La question "Ma huwa?" est la traduction exacte du grec "Ti to on?" à laquel on répond par le "To ti en einai". (3) Quiditas, de "quid?", "qu'est-ce que?", a d'ailleurs été forgé pour traduire Avicenne en latin. Mais l'histoire de ce mot en occident diverge par la suite profondément de celle de son représentant en orient. En Perse, le mot a pris une grande diversité de significations selon les Écoles. C'est pourquoi on peut effectivement se demander si le mot mahiyya doit être traduit par quiddité.
Face à ces problèmes, Shoghi Effendi avait pris une option qui ne pouvait être la nôtre pour des raisons purement philologiques. Il s'est concentré sur le sens spirituel des Écrits de Baha'u'llah et il a souvent renoncé à en rendre le sens philosophique. On perd dans les traductions anglaises les multiples allusions à la culture ambiante qu'il eut été impossible de rendre dans une langue étrangère.
Il arrive souvent que Shoghi Effendi ait dû transposer des images qui en anglais auraient perdu toute signification, rendre un membre de phrase par un mot ou un mot par une phrase complète. Dans tous les cas, il lui était impossible de rendre la richesse de contenu mystique et philosophique de la langue arabe ou persane.

Le vocabulaire philosophique dont a hérité Baha'u'llah est donc extrêmement flou et chaque mot appelle une interrogation pour en préciser le sens. Baha'u'llah n'a d'ailleurs jamais lui-même cherché à préciser ce vocabulaire. Jamais il ne donne la définition d'un mot. C'est 'Abdu'l-Baha qui le plus souvent a apporté les précisions indispensables.

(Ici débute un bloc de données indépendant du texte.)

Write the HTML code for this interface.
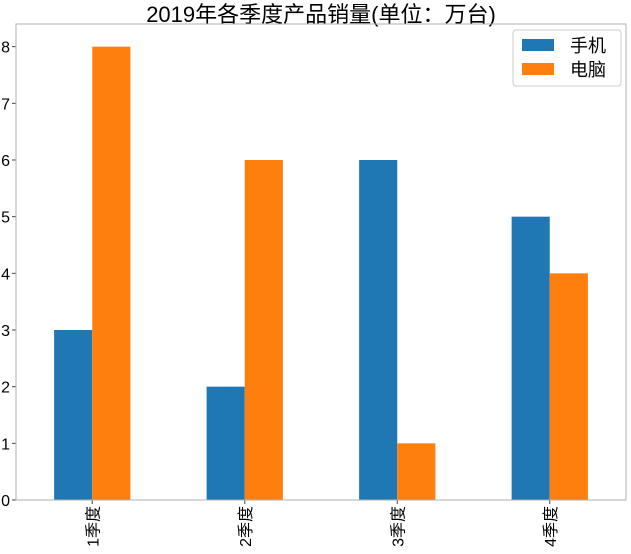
<!DOCTYPE html>
<html><head><meta charset="utf-8"><style>
body{margin:0;background:#fff;}
svg text{font-family:"Liberation Sans","Noto Sans CJK SC",sans-serif;fill:#000;}
</style></head><body>
<svg id="chart" width="631" height="549" xmlns="http://www.w3.org/2000/svg">
<text x="321" y="22" font-size="22" text-anchor="middle">2019年各季度产品销量(单位：万台)</text>
<g id="bars"></g>
<g id="yticks"></g>
<g id="xticks"></g>
<rect x="16" y="24" width="610" height="476" fill="none" stroke="#b0b0b0" stroke-width="1"/>
<g>
<rect x="513" y="30" width="108" height="56" fill="#fff" stroke="#ccc" rx="3"/>
<g><rect x="522" y="39" width="32" height="12" fill="#1f77b4"/><text x="570" y="52" font-size="18">手机</text></g>
<g><rect x="522" y="63" width="32" height="12" fill="#ff7f0e"/><text x="570" y="76" font-size="18">电脑</text></g>
</g>
</svg>
<script>
const categories=["1季度","2季度","3季度","4季度"];
const phone=[3,2,6,5];
const computer=[8,6,1,4];
const yTicks=[0,1,2,3,4,5,6,7,8];
const NS="http://www.w3.org/2000/svg";
const L=16,R=626,T=24,B=500,yMax=8.4;
const xs=i=>L+(i+0.5)*(R-L)/categories.length;
const ys=v=>B-v/yMax*(B-T);
const unit=(R-L)/categories.length;
const bw=unit*0.25;
function mk(tag,attrs,parent){const e=document.createElementNS(NS,tag);for(const k in attrs)e.setAttribute(k,attrs[k]);document.getElementById(parent).appendChild(e);return e;}
categories.forEach((c,i)=>{
 const cx=xs(i);
 const b1=mk("rect",{x:cx-bw,y:ys(phone[i]),width:bw,height:B-ys(phone[i]),fill:"#1f77b4"},"bars");
 
 
 const b2=mk("rect",{x:cx,y:ys(computer[i]),width:bw,height:B-ys(computer[i]),fill:"#ff7f0e"},"bars");
 
 
 mk("line",{x1:cx,x2:cx,y1:B,y2:B+4,stroke:"#444"},"xticks");
 const t=mk("text",{x:0,y:0,"font-size":"16","text-anchor":"end",transform:`translate(${cx+6},${B+6}) rotate(-90)`},"xticks");
 t.textContent=c;
 
 
});
yTicks.forEach(v=>{
 const y=ys(v);
 mk("line",{x1:L-4,x2:L,y1:y,y2:y,stroke:"#444"},"yticks");
 const t=mk("text",{x:L-6,y:y+6,"font-size":"16","text-anchor":"end"},"yticks");
 t.textContent=v;
 
 
});
</script>
</body></html>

On peut donner parfois plusieurs interprétations d'un texte selon que l'on va donner à un mot un sens tiré du vocabulaire shaykhi ou ishraqi, par exemple. Le vocabulaire de Baha'u'llah est très fluctuant et il peut varier dans des textes différents selon les interlocuteurs, voire parfois dans le même texte. Par exemple, ainsi que nous l'avons vu dans certaines tablettes le mot ruh signifie "âme" et nafs signifie "esprit", alors que dans d'autres tablettes, c'est nafs qui signifie "âme" et ruh qui signifie "esprit".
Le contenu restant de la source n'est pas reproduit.